**EXERCISE TASK:**
Repeat, exactly and in full, the lines of the listing below, but without any pictures.

**SUPPLIED MATERIAL:**
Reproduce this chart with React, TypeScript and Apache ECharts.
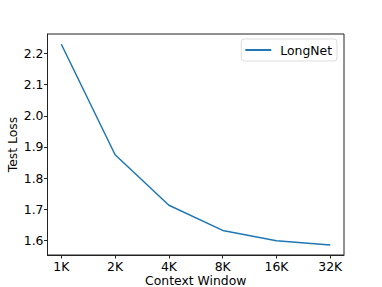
import React, { useEffect, useRef } from "react";
import * as echarts from "echarts";

const categories = ["1K", "2K", "4K", "8K", "16K", "32K"];
const longNet = [2.23, 1.875, 1.713, 1.632, 1.599, 1.585];
const yTicks = [1.6, 1.7, 1.8, 1.9, 2.0, 2.1, 2.2];
const seriesName = "LongNet";

export default function App() {
  const ref = useRef<HTMLDivElement>(null);
  useEffect(() => {
    const chart = echarts.init(ref.current!, null, { renderer: "svg" });
    const xIdx = categories.map((_, i) => i);
    const font = "DejaVu Sans";
    const fs = 12.4;
    chart.setOption({
      animation: false,
      backgroundColor: "#fff",
      textStyle: { fontFamily: font },
      grid: {
        left: 47.5,
        right: 38,
        top: 34,
        bottom: 32,
        outerBoundsMode: "none",
        containLabel: false,
        show: true,
        borderColor: "#222",
        borderWidth: 1,
        backgroundColor: "transparent",
      },
      legend: {
        data: [seriesName],
        right: 45,
        top: 39,
        orient: "vertical",
        itemWidth: 26,
        itemHeight: 2,
        itemGap: 6,
        padding: [5, 5, 5, 4],
        borderColor: "#ddd",
        borderWidth: 1,
        borderRadius: 3,
        backgroundColor: "#fff",
        icon: "rect",
        textStyle: { fontFamily: font, fontSize: fs, color: "#000", padding: [0, 0, 0, 4] },
      },
      xAxis: {
        type: "value",
        min: -0.257,
        max: 5.255,
        name: "Context Window",
        nameLocation: "middle",
        nameGap: 25,
        nameMoveOverlap: false,
        nameTextStyle: { fontFamily: font, fontSize: fs, color: "#000", verticalAlign: "middle", lineHeight: 13 },
        axisLine: { show: true, onZero: false, lineStyle: { color: "#222", width: 1 } },
        axisTick: { show: true, length: 3.5, lineStyle: { color: "#222" }, customValues: xIdx },
        axisLabel: {
          color: "#000",
          fontSize: fs,
          fontFamily: font,
          lineHeight: 13,
          margin: 5,
          customValues: xIdx,
          formatter: (v: number) => categories[Math.round(v)] ?? "",
        },
        splitLine: { show: false },
      },
      yAxis: {
        type: "value",
        min: 1.553,
        max: 2.263,
        name: "Test Loss",
        nameLocation: "middle",
        nameGap: 35,
        nameMoveOverlap: false,
        nameTextStyle: { fontFamily: font, fontSize: fs, color: "#000", verticalAlign: "middle" },
        axisLine: { show: true, onZero: false, lineStyle: { color: "#222", width: 1 } },
        axisTick: { show: true, length: 3.5, lineStyle: { color: "#222" }, customValues: yTicks },
        axisLabel: {
          color: "#000",
          fontSize: fs,
          fontFamily: font,
          margin: 4,
          customValues: yTicks,
          formatter: (v: number) => v.toFixed(1),
        },
        splitLine: { show: false },
      },
      series: [
        {
          name: seriesName,
          type: "line",
          data: longNet.map((v, i) => [i, v]),
          showSymbol: false,
          symbol: "none",
          lineStyle: { color: "#1f77b4", width: 1.5 },
          itemStyle: { color: "#1f77b4" },
        },
      ],
    });
    return () => chart.dispose();
  }, []);
  return (
    <div
      ref={ref}
      style={{ position: "fixed", left: 0, top: 0, width: 382, height: 287 }}
    />
  );
}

**COMPLETE ANSWER:**
Reproduce this chart with React, TypeScript and Apache ECharts.
import React, { useEffect, useRef } from "react";
import * as echarts from "echarts";

const categories = ["1K", "2K", "4K", "8K", "16K", "32K"];
const longNet = [2.23, 1.875, 1.713, 1.632, 1.599, 1.585];
const yTicks = [1.6, 1.7, 1.8, 1.9, 2.0, 2.1, 2.2];
const seriesName = "LongNet";

export default function App() {
  const ref = useRef<HTMLDivElement>(null);
  useEffect(() => {
    const chart = echarts.init(ref.current!, null, { renderer: "svg" });
    const xIdx = categories.map((_, i) => i);
    const font = "DejaVu Sans";
    const fs = 12.4;
    chart.setOption({
      animation: false,
      backgroundColor: "#fff",
      textStyle: { fontFamily: font },
      grid: {
        left: 47.5,
        right: 38,
        top: 34,
        bottom: 32,
        outerBoundsMode: "none",
        containLabel: false,
        show: true,
        borderColor: "#222",
        borderWidth: 1,
        backgroundColor: "transparent",
      },
      legend: {
        data: [seriesName],
        right: 45,
        top: 39,
        orient: "vertical",
        itemWidth: 26,
        itemHeight: 2,
        itemGap: 6,
        padding: [5, 5, 5, 4],
        borderColor: "#ddd",
        borderWidth: 1,
        borderRadius: 3,
        backgroundColor: "#fff",
        icon: "rect",
        textStyle: { fontFamily: font, fontSize: fs, color: "#000", padding: [0, 0, 0, 4] },
      },
      xAxis: {
        type: "value",
        min: -0.257,
        max: 5.255,
        name: "Context Window",
        nameLocation: "middle",
        nameGap: 25,
        nameMoveOverlap: false,
        nameTextStyle: { fontFamily: font, fontSize: fs, color: "#000", verticalAlign: "middle", lineHeight: 13 },
        axisLine: { show: true, onZero: false, lineStyle: { color: "#222", width: 1 } },
        axisTick: { show: true, length: 3.5, lineStyle: { color: "#222" }, customValues: xIdx },
        axisLabel: {
          color: "#000",
          fontSize: fs,
          fontFamily: font,
          lineHeight: 13,
          margin: 5,
          customValues: xIdx,
          formatter: (v: number) => categories[Math.round(v)] ?? "",
        },
        splitLine: { show: false },
      },
      yAxis: {
        type: "value",
        min: 1.553,
        max: 2.263,
        name: "Test Loss",
        nameLocation: "middle",
        nameGap: 35,
        nameMoveOverlap: false,
        nameTextStyle: { fontFamily: font, fontSize: fs, color: "#000", verticalAlign: "middle" },
        axisLine: { show: true, onZero: false, lineStyle: { color: "#222", width: 1 } },
        axisTick: { show: true, length: 3.5, lineStyle: { color: "#222" }, customValues: yTicks },
        axisLabel: {
          color: "#000",
          fontSize: fs,
          fontFamily: font,
          margin: 4,
          customValues: yTicks,
          formatter: (v: number) => v.toFixed(1),
        },
        splitLine: { show: false },
      },
      series: [
        {
          name: seriesName,
          type: "line",
          data: longNet.map((v, i) => [i, v]),
          showSymbol: false,
          symbol: "none",
          lineStyle: { color: "#1f77b4", width: 1.5 },
          itemStyle: { color: "#1f77b4" },
        },
      ],
    });
    return () => chart.dispose();
  }, []);
  return (
    <div
      ref={ref}
      style={{ position: "fixed", left: 0, top: 0, width: 382, height: 287 }}
    />
  );
}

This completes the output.